JOB
Some lines of these records may hold the word "standalone"; state how many, using only the number.
======== SOURCE MATERIAL
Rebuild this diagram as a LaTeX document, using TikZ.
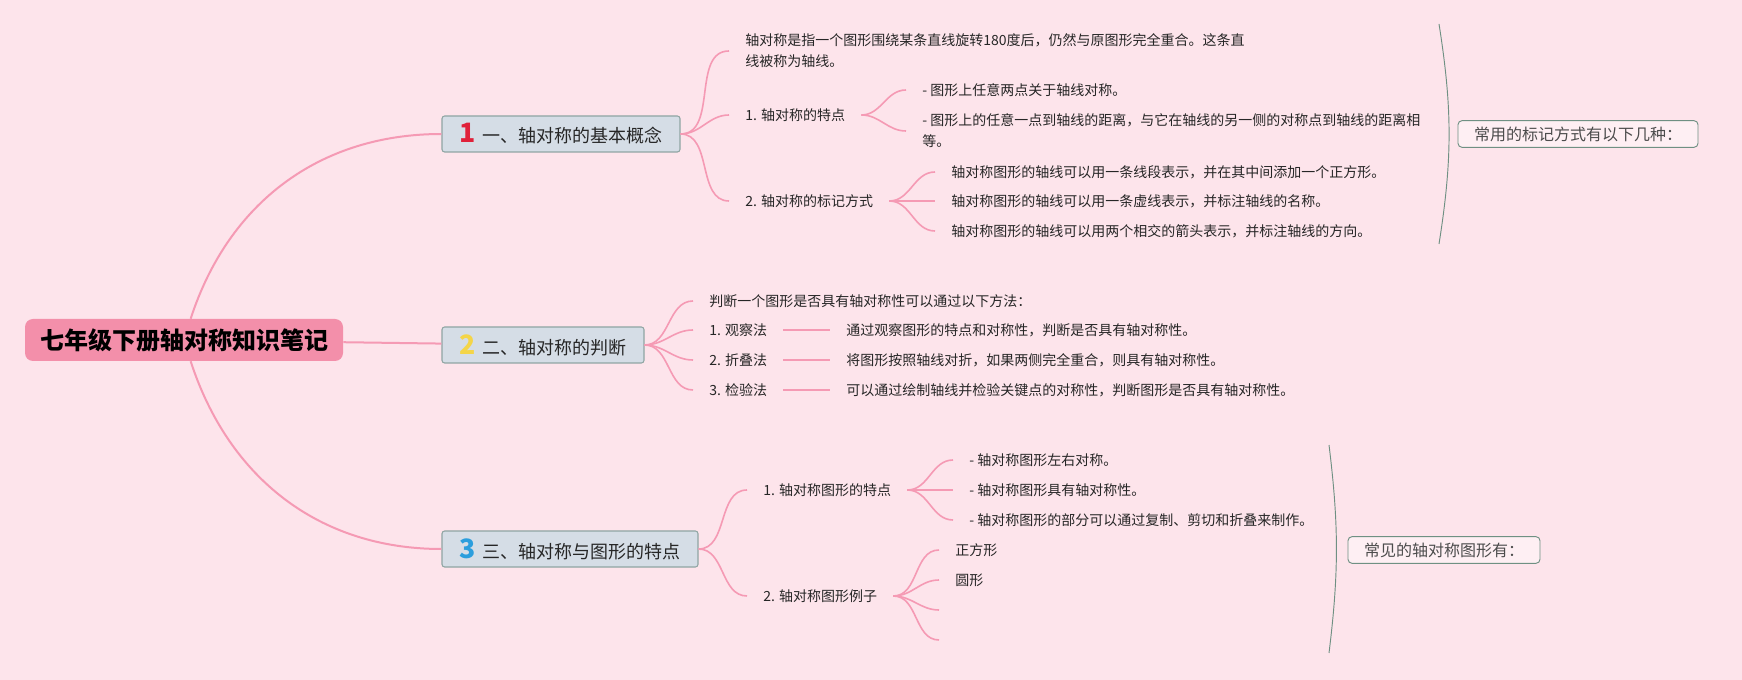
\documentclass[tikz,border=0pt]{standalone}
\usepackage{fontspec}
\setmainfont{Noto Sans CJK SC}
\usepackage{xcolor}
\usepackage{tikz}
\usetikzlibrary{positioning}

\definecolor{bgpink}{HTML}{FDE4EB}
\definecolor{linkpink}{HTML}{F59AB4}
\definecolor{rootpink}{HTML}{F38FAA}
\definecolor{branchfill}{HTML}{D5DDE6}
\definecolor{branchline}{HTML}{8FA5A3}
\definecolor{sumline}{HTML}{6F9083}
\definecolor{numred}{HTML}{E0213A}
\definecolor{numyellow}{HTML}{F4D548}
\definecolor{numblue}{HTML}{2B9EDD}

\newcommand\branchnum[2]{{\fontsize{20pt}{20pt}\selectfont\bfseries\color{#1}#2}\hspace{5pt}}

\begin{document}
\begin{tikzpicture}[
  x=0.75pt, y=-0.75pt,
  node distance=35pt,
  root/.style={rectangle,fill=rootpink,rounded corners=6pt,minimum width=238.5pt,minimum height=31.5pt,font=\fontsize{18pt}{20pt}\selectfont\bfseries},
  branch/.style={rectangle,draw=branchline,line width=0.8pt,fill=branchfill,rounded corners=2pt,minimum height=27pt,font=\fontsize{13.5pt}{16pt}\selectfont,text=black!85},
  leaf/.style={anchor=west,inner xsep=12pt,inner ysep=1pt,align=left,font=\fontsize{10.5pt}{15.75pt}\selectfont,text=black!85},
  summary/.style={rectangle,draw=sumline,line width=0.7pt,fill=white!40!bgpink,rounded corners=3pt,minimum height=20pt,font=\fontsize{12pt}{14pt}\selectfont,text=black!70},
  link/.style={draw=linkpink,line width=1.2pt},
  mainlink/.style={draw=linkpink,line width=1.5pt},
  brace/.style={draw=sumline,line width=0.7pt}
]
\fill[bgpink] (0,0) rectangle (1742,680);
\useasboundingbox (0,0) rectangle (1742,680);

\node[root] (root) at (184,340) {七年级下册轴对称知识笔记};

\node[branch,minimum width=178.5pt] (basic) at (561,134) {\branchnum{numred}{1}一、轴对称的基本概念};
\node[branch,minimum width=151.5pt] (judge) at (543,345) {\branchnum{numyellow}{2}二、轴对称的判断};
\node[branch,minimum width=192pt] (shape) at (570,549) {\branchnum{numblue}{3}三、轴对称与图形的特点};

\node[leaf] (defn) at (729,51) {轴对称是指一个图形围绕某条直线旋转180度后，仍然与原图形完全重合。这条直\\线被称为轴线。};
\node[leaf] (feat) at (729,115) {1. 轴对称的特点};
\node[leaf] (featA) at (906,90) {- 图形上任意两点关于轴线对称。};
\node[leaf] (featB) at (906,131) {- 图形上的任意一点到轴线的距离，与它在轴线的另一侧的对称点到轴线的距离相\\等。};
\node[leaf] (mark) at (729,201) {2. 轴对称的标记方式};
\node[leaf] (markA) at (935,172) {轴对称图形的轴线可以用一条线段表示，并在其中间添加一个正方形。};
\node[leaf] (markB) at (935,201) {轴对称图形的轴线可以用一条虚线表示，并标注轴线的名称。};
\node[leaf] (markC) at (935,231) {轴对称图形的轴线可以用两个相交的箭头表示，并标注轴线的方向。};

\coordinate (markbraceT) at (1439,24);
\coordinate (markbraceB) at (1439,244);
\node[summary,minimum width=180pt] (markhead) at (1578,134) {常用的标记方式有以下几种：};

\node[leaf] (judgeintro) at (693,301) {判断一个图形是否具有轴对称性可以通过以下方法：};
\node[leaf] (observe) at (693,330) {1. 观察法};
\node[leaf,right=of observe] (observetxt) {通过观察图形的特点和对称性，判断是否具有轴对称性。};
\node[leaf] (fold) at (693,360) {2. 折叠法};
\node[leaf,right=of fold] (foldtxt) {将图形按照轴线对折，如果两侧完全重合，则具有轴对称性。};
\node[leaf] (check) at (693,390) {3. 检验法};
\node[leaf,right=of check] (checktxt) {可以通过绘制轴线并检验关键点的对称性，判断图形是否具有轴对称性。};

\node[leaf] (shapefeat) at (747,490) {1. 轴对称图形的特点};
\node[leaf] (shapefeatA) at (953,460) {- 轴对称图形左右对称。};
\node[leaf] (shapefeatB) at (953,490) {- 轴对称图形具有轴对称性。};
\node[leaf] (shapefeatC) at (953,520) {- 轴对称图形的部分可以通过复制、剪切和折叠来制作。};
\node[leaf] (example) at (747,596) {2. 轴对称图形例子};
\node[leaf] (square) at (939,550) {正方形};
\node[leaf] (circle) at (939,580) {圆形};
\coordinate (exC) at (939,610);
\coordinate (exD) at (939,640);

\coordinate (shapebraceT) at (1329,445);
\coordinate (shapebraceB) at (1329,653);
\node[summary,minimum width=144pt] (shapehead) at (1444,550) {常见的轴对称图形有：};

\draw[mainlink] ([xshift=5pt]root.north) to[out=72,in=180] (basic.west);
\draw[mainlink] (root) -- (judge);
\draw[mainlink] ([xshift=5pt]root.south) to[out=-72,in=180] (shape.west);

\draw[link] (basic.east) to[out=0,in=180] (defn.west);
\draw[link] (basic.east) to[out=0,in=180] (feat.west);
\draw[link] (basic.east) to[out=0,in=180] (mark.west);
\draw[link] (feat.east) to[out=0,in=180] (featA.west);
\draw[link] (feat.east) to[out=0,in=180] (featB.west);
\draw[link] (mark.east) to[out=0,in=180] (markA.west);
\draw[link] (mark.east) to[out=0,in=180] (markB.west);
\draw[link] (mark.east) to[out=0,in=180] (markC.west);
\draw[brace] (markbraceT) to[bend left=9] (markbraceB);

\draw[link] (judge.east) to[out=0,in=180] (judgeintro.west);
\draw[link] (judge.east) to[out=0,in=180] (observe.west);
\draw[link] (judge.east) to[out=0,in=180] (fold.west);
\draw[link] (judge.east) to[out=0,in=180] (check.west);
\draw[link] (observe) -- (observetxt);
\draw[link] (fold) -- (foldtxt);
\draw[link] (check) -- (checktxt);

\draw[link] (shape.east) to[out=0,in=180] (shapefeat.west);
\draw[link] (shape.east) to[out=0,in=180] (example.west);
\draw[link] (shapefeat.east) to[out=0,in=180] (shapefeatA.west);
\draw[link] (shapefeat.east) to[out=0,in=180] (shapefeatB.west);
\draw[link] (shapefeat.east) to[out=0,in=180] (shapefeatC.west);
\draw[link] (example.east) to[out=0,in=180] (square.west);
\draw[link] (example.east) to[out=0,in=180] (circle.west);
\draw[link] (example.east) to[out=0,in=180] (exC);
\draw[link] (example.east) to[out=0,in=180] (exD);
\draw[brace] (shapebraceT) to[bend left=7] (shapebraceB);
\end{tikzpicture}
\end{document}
================
======== SOURCE MATERIAL
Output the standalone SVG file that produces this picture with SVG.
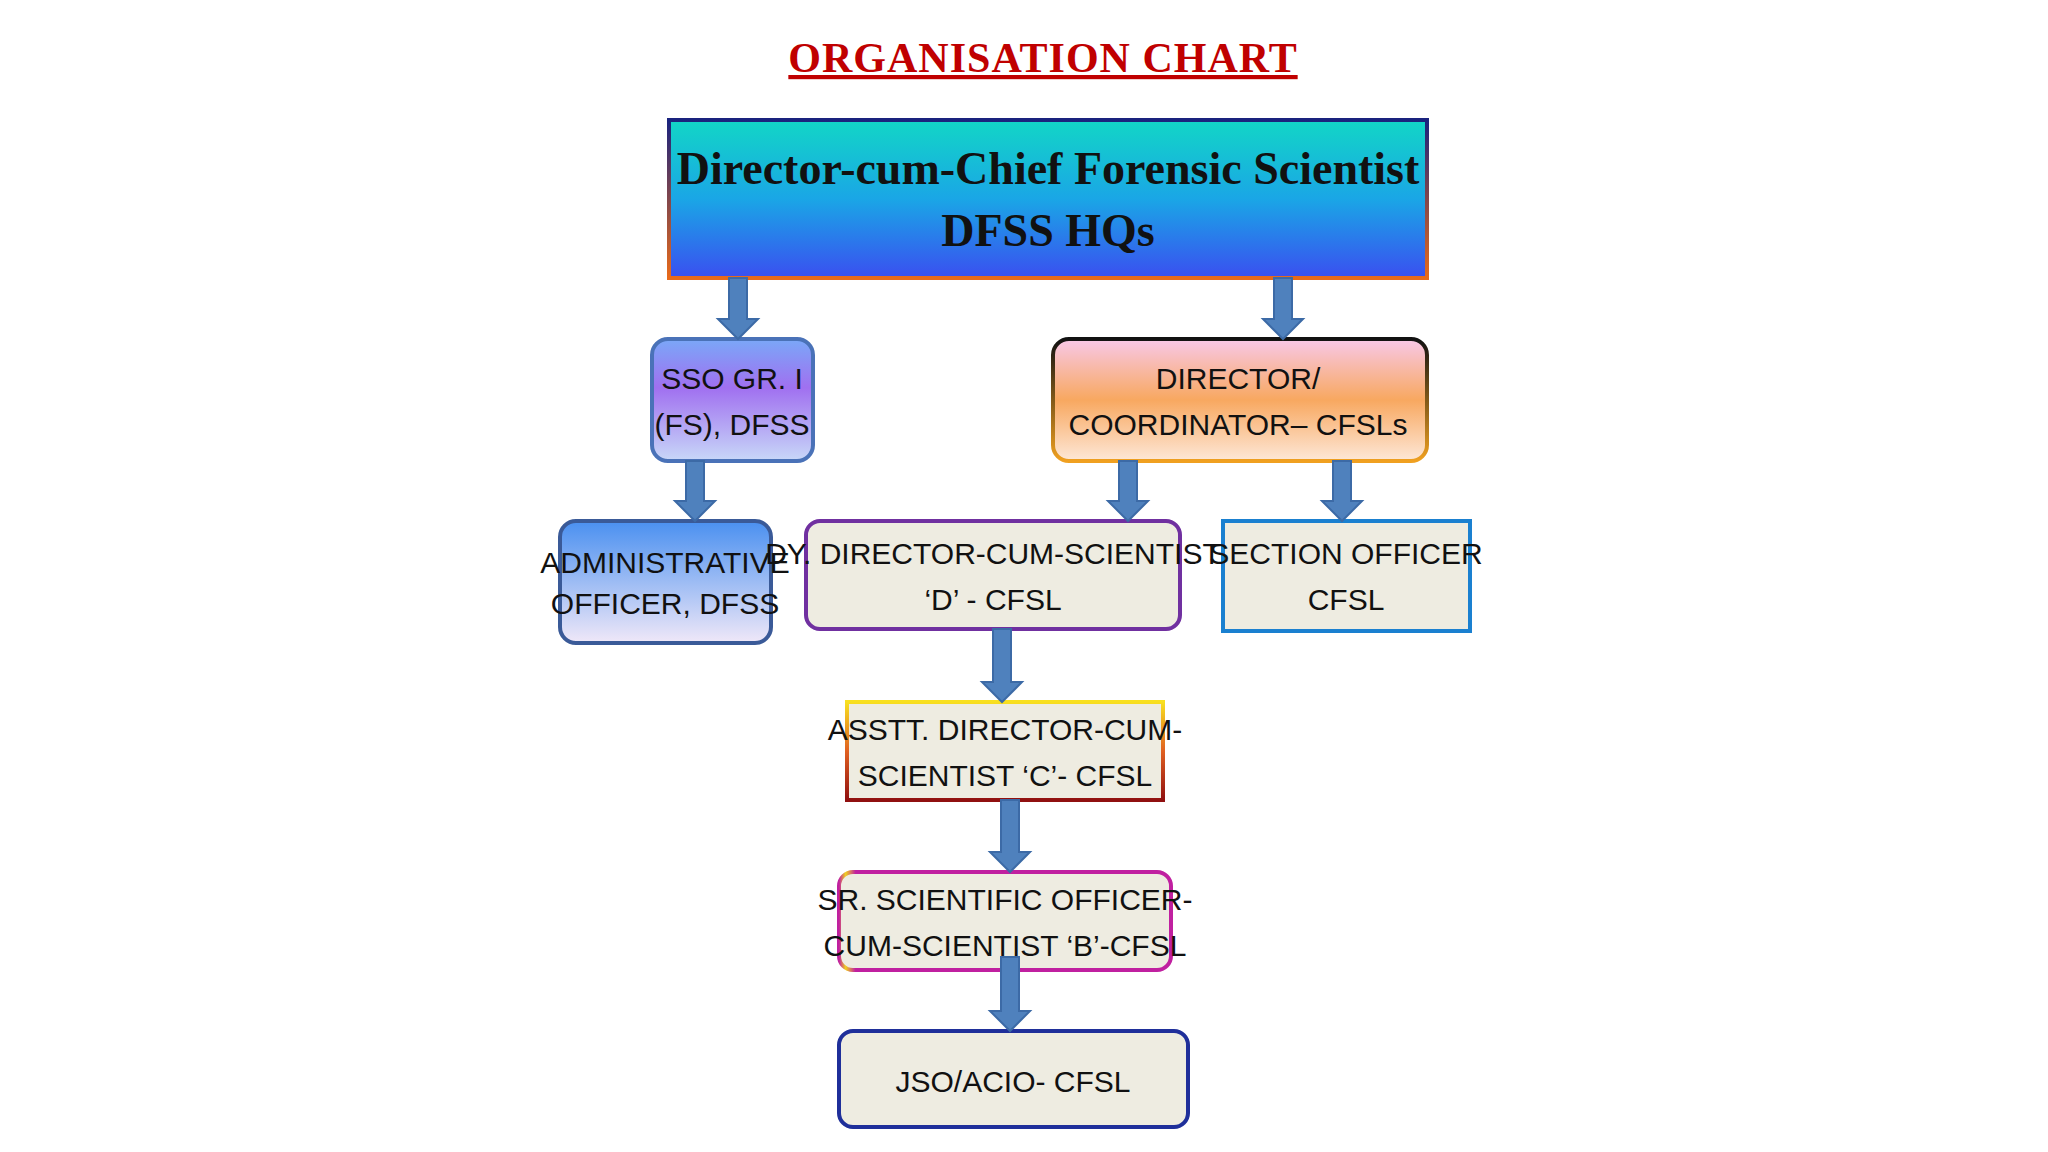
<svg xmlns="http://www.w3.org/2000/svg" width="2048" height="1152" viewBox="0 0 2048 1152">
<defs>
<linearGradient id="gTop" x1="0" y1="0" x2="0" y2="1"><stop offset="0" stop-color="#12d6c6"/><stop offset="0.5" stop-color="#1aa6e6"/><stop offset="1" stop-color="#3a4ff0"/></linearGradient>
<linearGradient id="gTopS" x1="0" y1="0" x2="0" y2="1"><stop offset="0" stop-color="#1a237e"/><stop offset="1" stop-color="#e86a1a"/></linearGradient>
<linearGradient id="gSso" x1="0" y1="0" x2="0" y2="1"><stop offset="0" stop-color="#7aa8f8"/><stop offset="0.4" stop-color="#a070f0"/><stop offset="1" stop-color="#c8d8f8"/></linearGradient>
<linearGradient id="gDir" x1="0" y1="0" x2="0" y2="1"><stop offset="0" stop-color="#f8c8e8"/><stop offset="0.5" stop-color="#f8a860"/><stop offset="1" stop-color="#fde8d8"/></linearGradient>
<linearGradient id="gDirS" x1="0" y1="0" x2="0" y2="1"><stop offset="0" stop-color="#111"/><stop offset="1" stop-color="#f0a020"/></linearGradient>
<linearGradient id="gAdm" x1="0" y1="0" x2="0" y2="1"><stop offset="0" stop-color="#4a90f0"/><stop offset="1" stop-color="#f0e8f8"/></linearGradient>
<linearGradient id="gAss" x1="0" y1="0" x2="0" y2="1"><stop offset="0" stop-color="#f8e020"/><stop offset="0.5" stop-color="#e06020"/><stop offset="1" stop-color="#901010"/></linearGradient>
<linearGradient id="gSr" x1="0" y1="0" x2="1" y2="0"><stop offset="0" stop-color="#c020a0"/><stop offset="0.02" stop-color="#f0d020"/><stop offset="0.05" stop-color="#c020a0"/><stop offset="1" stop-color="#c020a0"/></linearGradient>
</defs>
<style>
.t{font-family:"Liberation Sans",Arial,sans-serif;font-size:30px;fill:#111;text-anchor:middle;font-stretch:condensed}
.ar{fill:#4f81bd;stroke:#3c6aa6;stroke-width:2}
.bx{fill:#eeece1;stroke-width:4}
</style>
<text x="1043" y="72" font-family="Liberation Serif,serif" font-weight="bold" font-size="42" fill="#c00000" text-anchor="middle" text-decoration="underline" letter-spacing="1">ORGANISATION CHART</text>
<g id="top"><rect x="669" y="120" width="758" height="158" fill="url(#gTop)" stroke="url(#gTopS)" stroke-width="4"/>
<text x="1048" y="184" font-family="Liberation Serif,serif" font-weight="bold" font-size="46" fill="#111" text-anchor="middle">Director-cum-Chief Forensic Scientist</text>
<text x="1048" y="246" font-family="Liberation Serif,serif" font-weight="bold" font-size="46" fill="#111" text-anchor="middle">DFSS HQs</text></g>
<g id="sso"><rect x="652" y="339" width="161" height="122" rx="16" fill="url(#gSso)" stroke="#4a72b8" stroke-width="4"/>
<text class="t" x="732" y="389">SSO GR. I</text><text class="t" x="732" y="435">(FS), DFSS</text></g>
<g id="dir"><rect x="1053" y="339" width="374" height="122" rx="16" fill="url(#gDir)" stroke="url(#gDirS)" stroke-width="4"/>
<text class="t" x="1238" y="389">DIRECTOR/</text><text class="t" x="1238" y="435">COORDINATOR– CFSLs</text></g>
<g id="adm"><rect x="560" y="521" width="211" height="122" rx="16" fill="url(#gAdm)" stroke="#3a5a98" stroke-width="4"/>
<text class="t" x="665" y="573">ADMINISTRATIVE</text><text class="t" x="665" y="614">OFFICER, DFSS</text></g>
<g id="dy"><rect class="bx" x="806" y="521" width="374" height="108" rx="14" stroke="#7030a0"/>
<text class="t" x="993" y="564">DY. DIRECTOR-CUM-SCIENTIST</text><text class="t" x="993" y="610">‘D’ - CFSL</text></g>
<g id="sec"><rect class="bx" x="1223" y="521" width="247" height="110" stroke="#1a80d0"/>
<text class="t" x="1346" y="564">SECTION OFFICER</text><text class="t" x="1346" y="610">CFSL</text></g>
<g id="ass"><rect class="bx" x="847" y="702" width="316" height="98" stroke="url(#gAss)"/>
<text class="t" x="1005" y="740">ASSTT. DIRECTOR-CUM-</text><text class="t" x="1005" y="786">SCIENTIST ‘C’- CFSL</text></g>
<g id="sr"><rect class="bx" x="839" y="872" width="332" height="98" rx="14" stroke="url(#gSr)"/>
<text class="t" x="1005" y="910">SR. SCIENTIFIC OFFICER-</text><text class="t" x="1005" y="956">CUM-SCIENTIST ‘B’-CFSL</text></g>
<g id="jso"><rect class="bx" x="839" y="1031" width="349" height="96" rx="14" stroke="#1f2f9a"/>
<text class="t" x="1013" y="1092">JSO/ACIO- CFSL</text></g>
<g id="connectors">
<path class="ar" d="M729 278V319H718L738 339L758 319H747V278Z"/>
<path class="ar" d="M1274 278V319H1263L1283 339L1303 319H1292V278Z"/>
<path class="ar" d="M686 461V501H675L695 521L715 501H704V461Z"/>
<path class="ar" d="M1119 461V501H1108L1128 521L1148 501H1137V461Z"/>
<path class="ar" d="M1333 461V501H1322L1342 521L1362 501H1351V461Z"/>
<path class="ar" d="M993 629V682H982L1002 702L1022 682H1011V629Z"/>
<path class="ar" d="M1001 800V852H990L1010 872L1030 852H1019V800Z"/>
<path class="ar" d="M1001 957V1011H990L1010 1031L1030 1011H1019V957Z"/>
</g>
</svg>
================
THE RESULT
2